A triumphant Mayor-elect Zohran Mamdani doubled-down on claiming a mandate to deliver his socialist agenda – as he revealed a rent freeze and universal childcare will be his first-year priorities.
Fresh from an historic Election Day victory, Mamdani wasted no time in a spate of interviews Wednesday ditching any campaign trail coyness over pursuing his progressive priorities, including taxing the rich.
“I’m also looking to be clear about the mandate that we won over the course of this election, and it is a mandate to deliver on the agenda that we ran on,” the 34-year-old told the New York Times.


Mamdani earned a bare majority – 50.39% or a little over one million votes – in the three-way mayoral contest against former Gov. Andrew Cuomo and GOP nominee Curtis Sliwa.
During a Politico interview, Mamdani acknowledged nearly half of voters didn’t end up supporting him and promised to be the mayor of “every New Yorker, whether they voted for another candidate, or, frankly, whether they didn’t vote at all.”
He appeared to argue the massive 2 million-voter turnout bolstered his claim of a mandate.
“I am proud to be the next mayor, having received more than a million votes in an election which saw turnout the likes of which we hadn’t seen since 1969,” he said.
“And I’m glad that this was an election that saw a far greater number of New Yorkers seeing themselves in our democracy and in the policies and the proposals that have been put forward over the last year.”
Mamdani singled out childcare and freezing the rent on regulated apartments as two promises he aimed to tackle in his first year.


Gov. Kathy Hochul has signaled she wants to work with Mamdani on achieving his $6 billion universal childcare plan in 2026 – a shared priority that the democratic socialist told Gothamist is in the works.
“We will be building out a timeline to fulfill our commitment for universal childcare and to do so by not only reckoning with the ways in which the (Eric) Adams’ administration has made it harder to afford raising a child in the city, but also by going beyond that to the final point of having every child from six weeks to five years of age receiving that childcare,” he said.
Hochul, however, has steadfastly refused to support Mamdani’s proposed tax increases on wealthy New Yorkers and corporations to fund his $10 billion plans, including universal childcare.
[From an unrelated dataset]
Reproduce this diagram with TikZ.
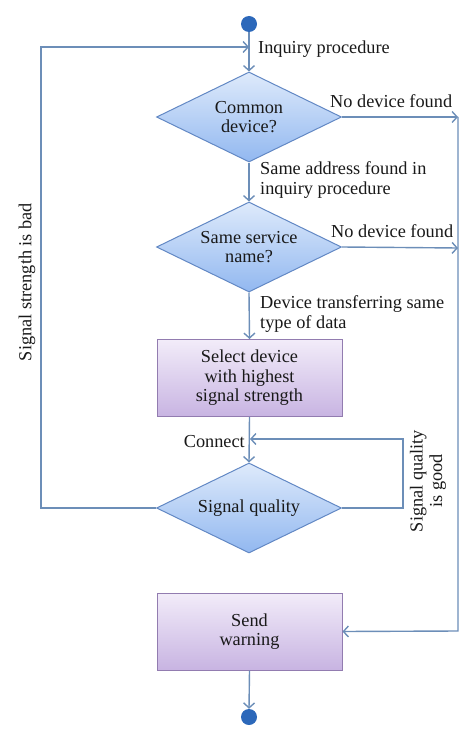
\documentclass[tikz,border=0pt]{standalone}
\usepackage{fontspec}
\setmainfont{Liberation Serif}
\usetikzlibrary{shapes.geometric,arrows.meta}
\definecolor{linec}{RGB}{108,142,184}
\definecolor{dborder}{RGB}{98,136,196}
\definecolor{dtop}{RGB}{222,234,251}
\definecolor{dbot}{RGB}{146,184,240}
\definecolor{bborder}{RGB}{146,124,176}
\definecolor{btop}{RGB}{242,236,249}
\definecolor{bbot}{RGB}{200,180,226}
\definecolor{dotc}{RGB}{44,104,186}
\definecolor{txt}{RGB}{25,25,25}
\tikzset{
  every node/.style={text=txt,font=\fontsize{18.3}{19.5}\selectfont},
  decision/.style={diamond,draw=dborder,line width=1pt,top color=dtop,bottom color=dbot,
    minimum width=185pt,minimum height=90pt,inner sep=0pt,aspect=2,align=center},
  process/.style={rectangle,draw=bborder,line width=1pt,top color=btop,bottom color=bbot,
    minimum width=185pt,minimum height=77pt,inner sep=0pt,align=center},
  terminal/.style={circle,fill=dotc,minimum size=16pt,inner sep=0pt},
  conn/.style={draw=linec,line width=1.4pt},
  arr/.style={conn,-{Straight Barb[length=5pt,width=11pt]}},
  lbl/.style={align=left,inner sep=0pt}
}
\begin{document}
\begin{tikzpicture}[x=1pt,y=1pt]
\useasboundingbox (0,0) rectangle (474,-741);
% nodes
\node[terminal] (s) at (249,-24) {};
\node[decision] (d1) at (249,-117) {Common\\device?};
\node[decision] (d2) at (249,-247) {Same service\\name?};
\node[process] (b1) at (249.5,-378) {Select device\\with highest\\signal strength};
\node[decision] (d3) at (249,-508) {Signal quality};
\node[process] (b2) at (249.5,-631.5) {Send\\warning};
\node[terminal] (e) at (249,-717) {};
% coordinates
\coordinate (inq) at (249,-47);
\coordinate (r1) at (458,-117);
\coordinate (r2) at (458,-248);
\coordinate (con) at (250,-439);
% labels
\node[lbl,anchor=base west] (linq) at (258,-54) {Inquiry procedure};
\node[lbl,anchor=base west] (lnd1) at (330,-108) {No device found};
\node[lbl,anchor=base west] (lsame) at (260,-194) {Same address found in\\inquiry procedure};
\node[lbl,anchor=base west] (lnd2) at (331,-237) {No device found};
\node[lbl,anchor=base west] (ldev) at (260,-328) {Device transferring same\\type of data};
\node[lbl,anchor=base east] (lcon) at (245,-447) {Connect};
\node[lbl,align=center,rotate=90] (lgood) at (428,-481) {Signal quality\\is good};
\node[lbl,rotate=90] (lbad) at (27,-282) {Signal strength is bad};
% connectors
\draw[arr] (s) -- (d1.north);
\draw[arr] (d1.south) -- (d2.north);
\draw[arr] (d2.south) -- (b1.north);
\draw[arr] (b1.south) -- (d3.north);
\draw[arr] (b2.south) -- (e.north);
\draw[arr] (d1.east) -- (r1);
\draw[arr] (d2.east) -- (r2);
\draw[arr] (r1) -- ++(0,-514) -- (b2.east);
\draw[arr] (d3.east) -- ++(61,0) |- (con);
\draw[arr] (d3.west) -- ++(-115,0) |- (inq);
\end{tikzpicture}
\end{document}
Mamdani during the campaign softened his “tax the rich” stance, arguing he was open to finding other ways to pay for his plans so long they’re funded.
But the New York Times report noted that Mamdani appeared to shed his past placating on taxes, casting taxing millionaires and billionaires hoarding mountains of cash as a matter of fairness.
“My supporters and our movement are hungry for a politics of consistency — a politics that actually focuses on the needs of working people,” he said. “I think that our tax system is an example of the many ways in which working people have been betrayed.”
The incoming mayor’s plan to freeze the rent could be imperiled by Adams, who’s working to stack the Rent Guidelines Board with appointees unlikely to sign off on Mamdani’s desires.
Mamdani’s increasingly bold claims of a mandate after the Democratic Socialists of America “army” quickly took credit for his win over Cuomo — crowing, too, that it was a “clear mandate” for its radical, far-left agenda.
“Our movement is at the heart of Zohran’s campaign,” said Gustavo Gordillo, co-chair of DSA’s New York City chapter.

“This overwhelming victory is a clear mandate for a Democratic socialist agenda to make New York City one that people can afford.
“MAGA billionaires spent millions to prop up Andrew Cuomo and try to stop this movement, but we’ve proved once again: They have money, but we have power,” he added.
The newly emboldened mayor-elect’s remarks also doubled down on his fire-breathing victory speech from Tuesday night where he repeatedly insisted his win was a “mandate for change.”
Critics were quick to raise alarm about Mamdani’s shift in tone — with some noting that the strident speech was a “character switch” and a far cry from the appeasing demeanor he tried to exude on the campaign trail.